Before and after an election, the incumbent ministers should ensure that any requests they make for advice or information from their officials is for the purposes of their portfolio responsibilities and not for party political purposes.

So if John Key really is getting advice that it was OK for Simon Bridges to ask his officials to provide him with a whole swag of material (including the costings of bridge replacements) so that he could feed it through to Steven Joyce and Crosby Textor to develop a policy that was then announced by the National Party's Northland candidate in conjunction with the National Party's Transport Spokesman as a National Party policy, then he's getting it from someone who doesn't appear to be able to read. Which may emerge in time, because I assume someone is off to to ask to see that advice Key's claimed to have received.

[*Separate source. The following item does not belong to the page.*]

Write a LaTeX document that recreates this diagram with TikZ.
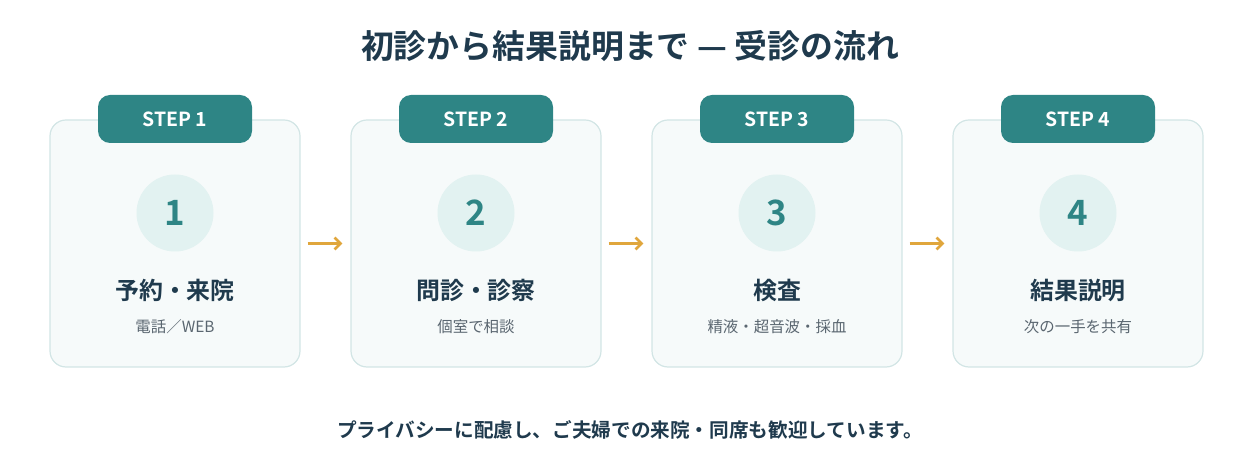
\documentclass[tikz,border=0pt]{standalone}
\usepackage{fontspec}
\setmainfont{Noto Sans CJK JP}
\newfontfamily\jpb{Noto Sans CJK JP Bold}
\usetikzlibrary{arrows.meta,positioning}
\definecolor{teal}{HTML}{2E8585}
\definecolor{navy}{HTML}{1F3A4D}
\definecolor{cardfill}{HTML}{F6FAFA}
\definecolor{cardline}{HTML}{D2E5E5}
\definecolor{circ}{HTML}{E2F2F1}
\definecolor{arr}{HTML}{E0A63C}
\definecolor{sub}{HTML}{5A6670}
\begin{document}
\begin{tikzpicture}[x=1bp,y=-1bp,
 card/.style={draw=cardline,line width=1.2bp,fill=cardfill,rounded corners=16bp,minimum width=250bp,minimum height=247bp,inner sep=0},
 tab/.style={fill=teal,rounded corners=12bp,minimum width=154bp,minimum height=48bp,text=white,font=\jpb\fontsize{19.5}{19.5}\selectfont,inner sep=0},
 num/.style={circle,fill=circ,minimum size=77bp,text=teal,font=\jpb\fontsize{35}{35}\selectfont,inner sep=0},
 ttl/.style={text=navy,font=\jpb\fontsize{24}{24}\selectfont},
 sb/.style={text=sub,font=\fontsize{15.5}{15.5}\selectfont},
 ar/.style={draw=arr,line width=2.6bp,-{Straight Barb[length=6bp,width=12bp]},shorten <=7bp,shorten >=8bp}]
\useasboundingbox (0,0) rectangle (1260,462);
\node[text=navy,font=\jpb\fontsize{33}{33}\selectfont] (title) at (630,46) {初診から結果説明まで — 受診の流れ};
\foreach \i/\x/\t/\s in {1/175/予約・来院/電話／WEB,2/476/問診・診察/個室で相談,3/777/検査/精液・超音波・採血,4/1078/結果説明/次の一手を共有}{
 \node[card] (c\i) at (\x,243.5) {};
 \node[tab] (t\i) at (\x,119) {STEP \i};
 \node[num] (n\i) at (\x,213) {\i};
 \node[ttl] (h\i) at (\x,290) {\t};
 \node[sb] (s\i) at (\x,327) {\s};
}
\draw[ar] (c1.east) -- (c2.west);
\draw[ar] (c2.east) -- (c3.west);
\draw[ar] (c3.east) -- (c4.west);
\node[text=navy,font=\jpb\fontsize{19.7}{19.7}\selectfont] (foot) at (630,430) {プライバシーに配慮し、ご夫婦での来院・同席も歓迎しています。};
\end{tikzpicture}
\end{document}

Or, alternatively, he could proactively release it and prove that it says what he says it does. Because that might help to settle the matter. If it exists. But I'm sure it does. Yes.

Second, we have the fact that Key is resorting to a transparently false equivalence in relation to something that the Labour Party is alleged to have done that is even worse than Simon Bridges.

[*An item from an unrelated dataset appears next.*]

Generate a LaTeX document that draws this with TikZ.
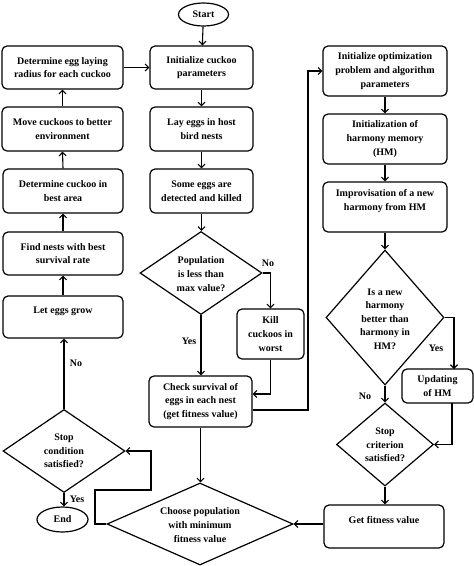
\documentclass[tikz,border=0pt]{standalone}
\usepackage{fontspec}
\setmainfont{Liberation Serif}
\usetikzlibrary{shapes.geometric,arrows.meta}
\begin{document}
\begin{tikzpicture}[x=1pt,y=-1pt,
  every node/.style={font=\fontsize{10}{13.6}\selectfont\bfseries},
  box/.style={draw,rounded corners=5pt,line width=1.2pt,align=center,inner sep=0pt},
  dia/.style={draw,diamond,line width=1.2pt,inner sep=0pt},
  ell/.style={draw,ellipse,line width=1.2pt,inner sep=0pt},
  txt/.style={align=center,inner sep=0pt},
  lbl/.style={inner sep=0pt},
  arr/.style={line width=1.1pt,-{Straight Barb[length=3.5pt,width=7pt]}},
  ln/.style={line width=1.1pt}]
\useasboundingbox (0,0) rectangle (474,566);
% middle column
\node[ell,minimum width=50,minimum height=23] (start) at (203.5,14.5) {Start};
\node[box,minimum width=103,minimum height=43] (c1) at (201.5,67.5) {Initialize cuckoo\\parameters};
\node[box,minimum width=103,minimum height=44] (c2) at (201.5,129) {Lay eggs in host\\bird nests};
\node[box,minimum width=103,minimum height=44] (c3) at (201.5,191) {Some eggs are\\detected and killed};
\node[dia,minimum width=122,minimum height=83] (pop) at (201,273) {};
\node[txt] (popt) at (201,274) {Population\\is less than\\max value?};
\node[box,minimum width=67,minimum height=50] (kill) at (270.5,334) {Kill\\cuckoos in\\worst};
\node[box,minimum width=103,minimum height=51] (check) at (200.5,401.5) {Check survival of\\eggs in each nest\\(get fitness value)};
\node[dia,minimum width=186,minimum height=82] (choose) at (200,524) {};
\node[txt] (chooset) at (200,525) {Choose population\\with minimum\\fitness value};
% left column
\node[box,minimum width=121,minimum height=43] (l1) at (62.5,67.5) {Determine egg laying\\radius for each cuckoo};
\node[box,minimum width=121,minimum height=44] (l2) at (62.5,129) {Move cuckoos to better\\environment};
\node[box,minimum width=120,minimum height=44] (l3) at (63,191) {Determine cuckoo in\\best area};
\node[box,minimum width=120,minimum height=43] (l4) at (63,253.5) {Find nests with best\\survival rate};
\node[box,minimum width=120,minimum height=42] (l5) at (63,317) {Let eggs grow\\~};
\node[dia,minimum width=122,minimum height=83] (stopc) at (64,451) {};
\node[txt] (stopct) at (64,451) {Stop\\condition\\satisfied?};
\node[ell,minimum width=51,minimum height=25] (end) at (62.5,519.5) {End};
% right column
\node[box,minimum width=124,minimum height=50] (r1) at (385,71) {Initialize optimization\\problem and algorithm\\parameters};
\node[box,minimum width=124,minimum height=50] (r2) at (385,139) {Initialization of\\harmony memory\\(HM)};
\node[box,minimum width=124,minimum height=50] (r3) at (385,207) {Improvisation of a new\\harmony from HM\\~};
\node[dia,minimum width=118,minimum height=135] (isnew) at (385,317.5) {};
\node[txt] (isnewt) at (385,319) {Is a new\\harmony\\better than\\harmony in\\HM?};
\node[box,minimum width=71,minimum height=34] (upd) at (437.5,386) {Updating\\of HM};
\node[dia,minimum width=97,minimum height=83] (stopcr) at (385,444.5) {};
\node[txt] (stopcrt) at (385,445) {Stop\\criterion\\satisfied?};
\node[box,minimum width=120,minimum height=43] (getfit) at (384,526.5) {Get fitness value\\~};
% labels
\node[lbl] (lno1) at (268,263) {No};
\node[lbl] (lyes1) at (189,341) {Yes};
\node[lbl] (lno2) at (76,363) {No};
\node[lbl] (lyes2) at (77,499) {Yes};
\node[lbl] (lyes3) at (436,348) {Yes};
\node[lbl] (lno3) at (365,396) {No};
% coordinates
\coordinate (jr) at (308,410);
\coordinate (kj) at (270.5,394);
\coordinate (la) at (95,490);
\coordinate (lb) at (151,490);
\coordinate (yu) at (454,369);
\coordinate (ud) at (452,403);
% connectors middle
\draw[arr] (start) -- (c1);
\draw[arr] (c1) -- (c2);
\draw[arr] (c2) -- (c3);
\draw[arr] (c3.south) -- (c3.south |- pop.north);
\draw[arr] (pop.east) -| (kill.north);
\draw[arr] (pop.south) -- (pop.south |- check.north);
\draw[arr] (kill.south) -- (kj) -- (check.east |- kj);
\draw[arr] (check.east |- jr) -- (jr) |- (r1.west);
\draw[arr] (check.south) -- (check.south |- choose.north);
\draw[arr] (getfit.west |- choose.east) -- (choose.east);
\draw[arr] (choose.west) -| (la) -- (lb) |- (stopc.east);
% left
\draw[arr] (stopc.north) -- (stopc.north |- l5.south);
\draw[arr] (stopc.south) -- (stopc.south |- end.north);
\draw[arr] (l5.north) -- (l4.south);
\draw[arr] (l4.north) -- (l3.south);
\draw[arr] (l3.north) -- (l2.south);
\draw[arr] (l2.north) -- (l1.south);
\draw[arr] (l1.east) -- (c1.west);
% right
\draw[arr] (r1) -- (r2);
\draw[arr] (r2) -- (r3);
\draw[arr] (r3.south) -- (isnew.north);
\draw[arr] (isnew.east) -| (yu);
\draw[arr] (isnew.south) -- (stopcr.north);
\draw[arr] (ud) |- (stopcr.east);
\draw[arr] (stopcr.south) -- (stopcr.south |- getfit.north);
\end{tikzpicture}
\end{document}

"If you go back to the 2008 election campaign you might remember actually at the campaign launch, Labour actually had used the Treasury and the Reserve Bank actually to formulate policy in relation to deposit guarantee schemes and announced that on the campaign trail, so that was a far more egregious thing.


They have used officials actually in my opinion actually to get policy advice as they did in the 2008 campaign with deposit guarantees, but they actually maybe they shouldn't have done it"

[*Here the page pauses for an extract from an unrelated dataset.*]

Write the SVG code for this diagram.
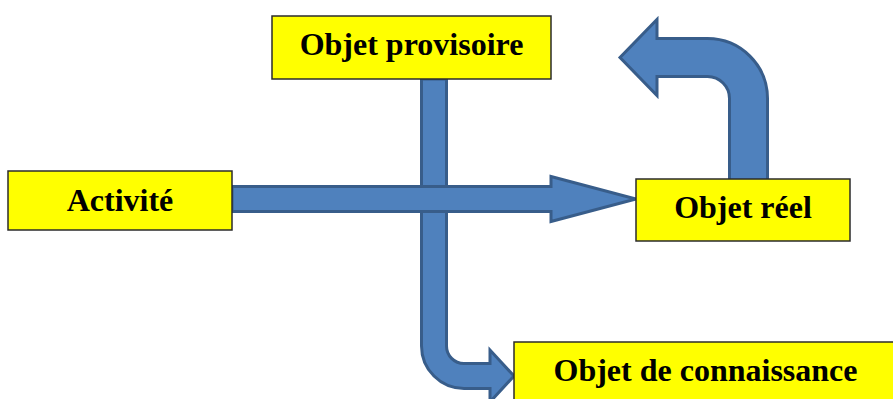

Given that Key has included no less than six "actually" fillers in only two sentences, we may deduce that even he knows the two situations are not remotely the same.

Because let's remember back to why the deposit guarantee scheme was brought in in 2008 - and let's do so using the words of the National Party's Finance Minister, Bill English, in 2009:

The Australian Government decided at very short notice to guarantee retail deposits—that is, deposits made by members of the public and by banks—and it did so alongside many other countries. The global process was started by Ireland. There was a considerable risk that New Zealand’s financial institutions could lose some of their domestic deposit base to Australia. The actions taken by the Irish Government triggered a whole raft of guarantees from Governments around the globe for precisely these reasons. At the time, the New Zealand Parliament had been dissolved for the 2008 general election, and the Government of the day established the existing guarantees scheme using the powers available to the Minister of Finance under the Public Finance Act 1989. This scheme provided assurance to depositors in New Zealand financial institutions during a period of great uncertainty and at a time when New Zealanders had seen pictures on TV of bank runs in the UK.

Does that read like Michael Cullen made improper use of official advice for party political purposes, or that he did so legitimately for the purposes of his portfolio responsibilities? Is it even a question that passes the laugh test? I mean - seriously?

What is more, here's the formal announcement of the scheme back in October 2008 - via a press release by the Reserve Bank of New Zealand. Note that there is not a mention of the Labour Party or the upcoming election in it at all.

Now, compare that to the press release issued by the National Party's Northland candidate announcing the "10 bridges for your votes!" bribe. Not only does it mention the National Party eight times, it commences with the statement that "National will commit to replacing 10 single lane bridges on Northland's Twin Coast Highway over the next six years."

Not the New Zealand Government. Not Land Transport New Zealand. But the National Party.

So, no, Mr Key. Sorry. Michael Cullen's action in tasking officials to advise him on creating a bank deposit guarantees scheme at the height of the GFC and with a potential run on the banks looming is most decidedly not "a far more egregious thing" than Simon Bridges actions. It isn't even remotely similar.

The third indication that National knows Simon Bridges messed up is the "nothing to see here folks - and even if there is something to see, it's not very important!" message being spun by the National Party's pollster, David Farrar. I won't comment on this at too much length, except to say that it's a reliable rule of thumb that when a political blogger takes time to post to the world that "people don't care about this issue!" they really are meaning "I really hope no-one cares about this issue (because if they do, it's not good for me or my team)!"

There is one point that needs some comment, but. In his post, David Farrar claims that:

The sort of people who think this is great politics are the same sort who orgasm over who won question time in the House. I know, because I used to be one of them. One of the good things about leaving Parliament is you get a much better idea of what really matters to New Zealanders.

Well, isn't it great to see that he's grown out of his past un-New Zealander fascination with such "beltway" issues and has become so much more in connection with the stuff that "New Zealanders" care about. That really allows him to opine on what "matters" and what "doesn't matter".

Not like that tragic onanist David Farrar of August 17, 2008, who sat at home watching Question Time on TV and blogging about it. Or the sad masturbatory freak that got so excited by the first question time of the new National Government that he had to blog on it twice in two days.

Mind you, that was the David Farrar of some seven years ago. The modern David Farrar hasn't any sort of interest in that type of non-New Zealander nonsense. Except ... there is this 2012 article - in the New Zealand Herald, no less! - where he spends several hundred words analysing in some depth just who won and who lost the first question time of the last Parliament.

I can only hope that this not-New Zealander David Farrar had a copious supply of tissues to hand when he wrote it - I fear he may have created quite a mess when doing so.